POOR specimen collection and limited availability of medication could hinder malaria diagnosis and treatment, but experts say doctor awareness and communication are bigger problems.
A Perspectives article, published in the MJA, discussed potential obstacles to malaria diagnosis and hypnozoite eradication in Australia that may be putting patients at risk. (1)
The authors recommended malaria be considered for any patient with a history of travel to an endemic area who presented with fever, even if they had used prophylaxis.
When malaria was suspected, blood should be collected immediately on presentation, and delivered to the laboratory within an hour of collection. Both thick and thin film microscopy should be requested, the authors wrote.
They said that currently there was no consensus on the correct timing and number of specimens needed to exclude a diagnosis of malaria. While it appeared a single collection was usually sufficient, further specimen collections taken shortly after the onset of febrile paroxysms could be necessary for the detection of Plasmodium falciparum malaria.
The authors highlighted that “infection with relapsing species of malaria (P. vivax and P. ovale) requires eradication of hypnozoites from the patient’s liver using primaquine”. However, the medication was erratically available in Australia and not covered under the Pharmaceutical Benefits Scheme (PBS).
To overcome these obstacles to diagnosis and hyponozoite eradication, the authors wrote that it was important that doctors had the correct specimen-collection and treatment protocols readily available.
Professor James McCarthy, senior researcher in clinical tropical medicine at the QIMR Berghofer Medical Research Institute in Queensland, told MJA InSight that despite the article’s assertion that more Australians were travelling to endemic areas, the latest international figures on malaria prevalence rates were encouraging.
The World Malaria Report released last week showed the global incidence of malaria had actually fallen 30% between 2000 and 2013, mainly due to the expansion of malaria treatments. (2)

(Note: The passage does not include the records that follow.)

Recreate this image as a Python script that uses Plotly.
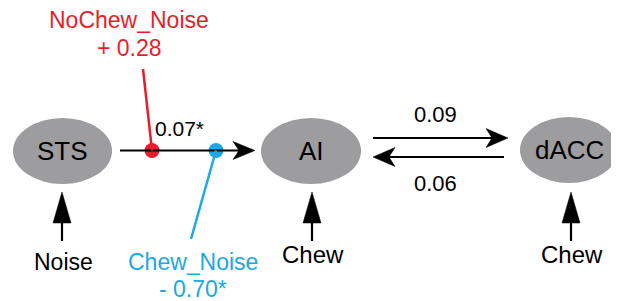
import math
import plotly.graph_objects as go

# ---- data ----
nodes = ["STS", "AI", "dACC"]
path_labels = ["0.07*", "0.09", "0.06"]          # STS->AI, AI->dACC, dACC->AI
modulators = ["NoChew_Noise", "Chew_Noise"]
modulator_values = ["+ 0.28", "- 0.70*"]
inputs = ["Noise", "Chew", "Chew"]

# ---- layout geometry (pixel space of the 619x301 canvas) ----
node_x = [62.5, 311, 569]
node_y = [151, 151, 150]
node_rx = [49.5, 50, 49]
node_ry = [33, 33, 33]

W, H = 619, 301
OFF = 8  # page body margin
FONT = "Liberation Sans, Arial, Helvetica, sans-serif"
GRAY = "#9d9d9f"
RED = "#e61e2b"
BLUE = "#1ca8e6"

fig = go.Figure()
shapes = []
annotations = []


def arrow(x0, y0, x1, y1, L, Wd, notch, color="black", lw=2.2):
    d = math.hypot(x1 - x0, y1 - y0)
    ux, uy = (x1 - x0) / d, (y1 - y0) / d
    px, py = -uy, ux
    bx, by = x1 - (L - notch) * ux, y1 - (L - notch) * uy
    shapes.append(dict(type="line", x0=x0, y0=y0, x1=bx, y1=by,
                       line=dict(color=color, width=lw), layer="above"))
    p1 = (x1 - L * ux + Wd * px, y1 - L * uy + Wd * py)
    p2 = (x1 - L * ux - Wd * px, y1 - L * uy - Wd * py)
    path = f"M{x1},{y1} L{p1[0]},{p1[1]} L{bx},{by} L{p2[0]},{p2[1]} Z"
    shapes.append(dict(type="path", path=path, fillcolor=color,
                       line=dict(color=color, width=0.5), layer="above"))


def text(x, y, s, size, color="black"):
    annotations.append(dict(x=x, y=y, text=s, showarrow=False,
                            font=dict(family=FONT, size=size, color=color),
                            xanchor="center", yanchor="middle", borderpad=0))


# nodes
for name, cx, cy, rx, ry in zip(nodes, node_x, node_y, node_rx, node_ry):
    shapes.append(dict(type="circle", x0=cx - rx, x1=cx + rx, y0=cy - ry, y1=cy + ry,
                       fillcolor=GRAY, line=dict(width=0), layer="below"))
    text(cx, cy, name, 26)

# STS -> AI
arrow(120, 150.5, 255, 150.5, 22, 9, 6)
text(179, 128, path_labels[0], 21)

# AI <-> dACC
arrow(373, 138, 508, 138, 22, 9.5, 6)
text(435, 114, path_labels[1], 22)
arrow(504, 157, 373, 157, 22, 9.5, 6)
text(435, 183, path_labels[2], 22)

# modulator lines and dots
mod_dot_x = [152, 216]
mod_end = [(143, 69), (191, 239)]
mod_colors = [RED, BLUE]
for dx, (ex, ey), c in zip(mod_dot_x, mod_end, mod_colors):
    shapes.append(dict(type="line", x0=dx, y0=150.5, x1=ex, y1=ey,
                       line=dict(color=c, width=2.5), layer="above"))
fig.add_trace(go.Scatter(x=mod_dot_x, y=[150.5, 150.5], mode="markers",
                         marker=dict(size=15, color=mod_colors),
                         hoverinfo="skip", showlegend=False))

text(129, 20, modulators[0], 23, RED)
text(129, 48, modulator_values[0], 23, RED)
text(193, 262, modulators[1], 23, BLUE)
text(193, 289, modulator_values[1], 23, BLUE)

# external inputs
input_x = [62, 312, 571]
input_text_y = [262, 254, 254]
input_sizes = [23, 24, 24]
for lab, ix, ty, fs in zip(inputs, input_x, input_text_y, input_sizes):
    arrow(ix, 241, ix, 192, 31, 9, 0)
    text(ix + 1, ty, lab, fs)

fig.update_layout(
    width=W - OFF, height=H - OFF,
    margin=dict(l=0, r=0, t=0, b=0, pad=0),
    paper_bgcolor="white", plot_bgcolor="white",
    xaxis=dict(range=[OFF, W], visible=False, fixedrange=True),
    yaxis=dict(range=[H, OFF], visible=False, fixedrange=True),
    shapes=shapes, annotations=annotations,
    showlegend=False,
)

fig.write_html("out.html", config={"displayModeBar": False})
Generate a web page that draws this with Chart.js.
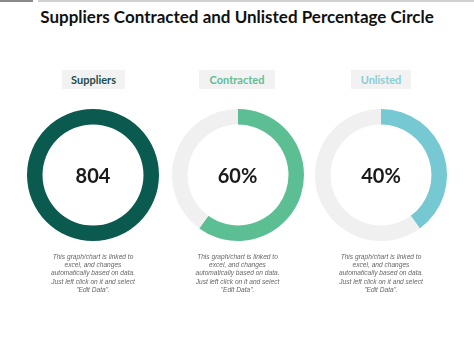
<!DOCTYPE html>
<html>
<head>
<meta charset="utf-8">
<script src="https://cdn.jsdelivr.net/npm/chart.js@4/dist/chart.umd.min.js"></script>
<style>
  html, body { margin:0; padding:0; background:#fff; }
  body { width:474px; height:355px; position:relative; overflow:hidden; font-family: Lato, "Open Sans", sans-serif; }
  .topbar { position:absolute; left:38px; top:0; width:436px; height:2px; background:#d0d0d0; }
  .topbar2 { position:absolute; left:0; top:0; width:33px; height:2px; background:#8a8a8a; }
  .title { position:absolute; left:0; top:6px; width:474px; text-align:center; font-weight:bold; font-size:17px; color:#111; white-space:nowrap; }
  .lbl { position:absolute; top:70px; height:19px; line-height:19px; text-align:center; background:#f2f2f2; font-weight:bold; font-size:11px; }
  .wrap { position:absolute; width:132px; height:132px; }
  .wrap canvas { position:absolute; left:0; top:0; }
  .center { position:absolute; left:0; top:0; width:132px; height:132px; line-height:132px; text-align:center; font-weight:bold; font-size:20px; color:#1a1a1a; }
  .desc { position:absolute; top:253px; width:110px; text-align:center; font-family:"Liberation Sans", Arial, sans-serif; font-style:italic; font-size:6.6px; line-height:8.2px; color:#666; }
</style>
</head>
<body>
<div class="topbar2"></div>
<div class="topbar"></div>
<div class="title" id="title"></div>
<div id="root"></div>
<script>
const titleText = 'Suppliers Contracted and Unlisted Percentage Circle';
const categories = ['Suppliers', 'Contracted', 'Unlisted'];
const centerLabels = ['804', '60%', '40%'];
const percentValues = [100, 60, 40];
const descText = 'This graph/chart is linked to<br>excel, and changes<br>automatically based on data.<br>Just left click on it and select<br>"Edit Data".';

const ringColors = ['#0b5a4f', '#5cbf94', '#76c8d3'];
const labelColors = ['#1e4e47', '#62bd97', '#8bcdd6'];
const trackColor = '#f0f0f0';
const centersX = [93, 237.5, 381];
const centerY = 174.5;
const labelBoxes = [[62, 63], [199, 76], [351, 60]];

document.getElementById('title').textContent = titleText;
const root = document.getElementById('root');

categories.forEach((cat, i) => {
  const lbl = document.createElement('div');
  lbl.className = 'lbl';
  lbl.style.left = labelBoxes[i][0] + 'px';
  lbl.style.width = labelBoxes[i][1] + 'px';
  lbl.style.color = labelColors[i];
  lbl.textContent = cat;
  root.appendChild(lbl);

  const wrap = document.createElement('div');
  wrap.className = 'wrap';
  wrap.style.left = (centersX[i] - 66) + 'px';
  wrap.style.top = (centerY - 66) + 'px';
  const cv = document.createElement('canvas');
  cv.width = 132; cv.height = 132;
  cv.style.width = '132px'; cv.style.height = '132px';
  wrap.appendChild(cv);
  const c = document.createElement('div');
  c.className = 'center';
  c.textContent = centerLabels[i];
  wrap.appendChild(c);
  root.appendChild(wrap);

  new Chart(cv, {
    type: 'doughnut',
    data: {
      labels: [cat, 'Rest'],
      datasets: [{
        data: [percentValues[i], 100 - percentValues[i]],
        backgroundColor: [ringColors[i], trackColor],
        borderWidth: 0
      }]
    },
    options: {
      responsive: false,
      animation: false,
      cutout: '76.5%',
      layout: { padding: 0 },
      plugins: { legend: { display: false }, tooltip: { enabled: false } }
    }
  });

  const d = document.createElement('div');
  d.className = 'desc';
  d.style.left = (centersX[i] - 55) + 'px';
  d.innerHTML = descText;
  root.appendChild(d);
});
</script>
</body>
</html>
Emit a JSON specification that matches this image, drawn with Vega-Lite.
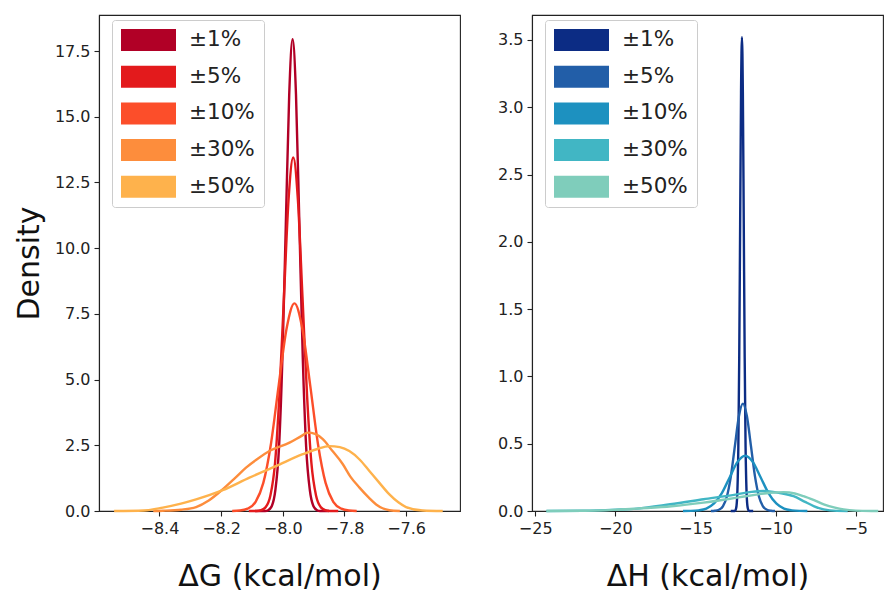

Professor McCarthy said that in Australia malaria was still relatively rare, with the majority of cases occurring in the Torres Strait region, but he warned that doctors should be conscious of travellers and fly-in, fly-out workers as at-risk groups.
He did not believe that diagnostic protocol and treatment availability were significant problems in Australia, but thought doctor–patient communication could be improved.
“The bigger issue is it that when a patient presents with a fever, doctors need to think to ask them about their travel history, and patients also need to tell their doctors about their travelling.”
Professor McCarthy also did not agree with the article’s suggestion that primaquine should be subsidised under the PBS.
“There is no licensed manufacturer of primaquine in Australia, so we have to get this medication through the Special Access Scheme. Covering [primaquine] under the PBS would not increase the use of this medication, because it wouldn’t solve the main problem of supply.”
In cases where primaquine or any other antimalarial medication was used, Professor McCarthy advised that patients should “always be referred to a specialist or teaching hospital to make sure the treatment is given correctly”.
Professor Louis Schofield, director of the Australian Institute of Tropical Health and Medicine in Queensland, agreed that subsidising primaquine under the PBS would not alter the baseline of treatment success in Australia, but emphasised the importance of all at-risk patients receiving prophylaxis.
To increase its effectiveness, he recommended that doctors ensure prophylaxis was tailored for patients according to where they were travelling. “If they’re travelling to a region with a particularly high incidence rate, their prophylactic treatment has to reflect this.”
Dr Maxine Whittaker, executive director of the Pacific Malaria Initiative Support Centre, told MJA InSight it was crucial for clinicians to keep updated on which regions were experiencing epidemics of tropical diseases to make sure their patients were prepared.
Dr Whittaker said the World Malaria Report indicated that parasites were becoming resistant to some antimalarial medications and this meant doctors must be mindful of giving patients vital practical advice.
“The most important information doctors can tell patients are ways to prevent mosquito bites in the first place”, she said, saying these included using insect repellent, sleeping under a bed net and wearing clothes that covered ankles and arms.
She also called for a national effort to make doctors more aware of malaria as a potential diagnosis.
“Because malaria was eradicated from Australia in 1982, many doctors have never seen what malaria looks like in a patient, so it is not the first diagnosis that comes to mind.
“We need to ensure doctors know what to look for and what to ask their patients”, Dr Whittaker said.
1. MJA 2014; 201: 630-631
2. WHO; Factsheet on the World Malaria Report 2014
(Photo: Clouds Hill Imaging Ltd / Science Photo Library)
THE TEN COMMON CAUSES OF FEVER IN A RETURNED TRAVELLER ARE SIMPLE.
1. Malaria.
2. Malaria.
3. Malaria
If also unprotected sex: HIV, Secondary syphilis
If no rash: Typhoid, Hepatitis (A, B, C, E)
If also rash: Dengue, Glandular fever.
If non-tropical: Skin, respiratory and UTI.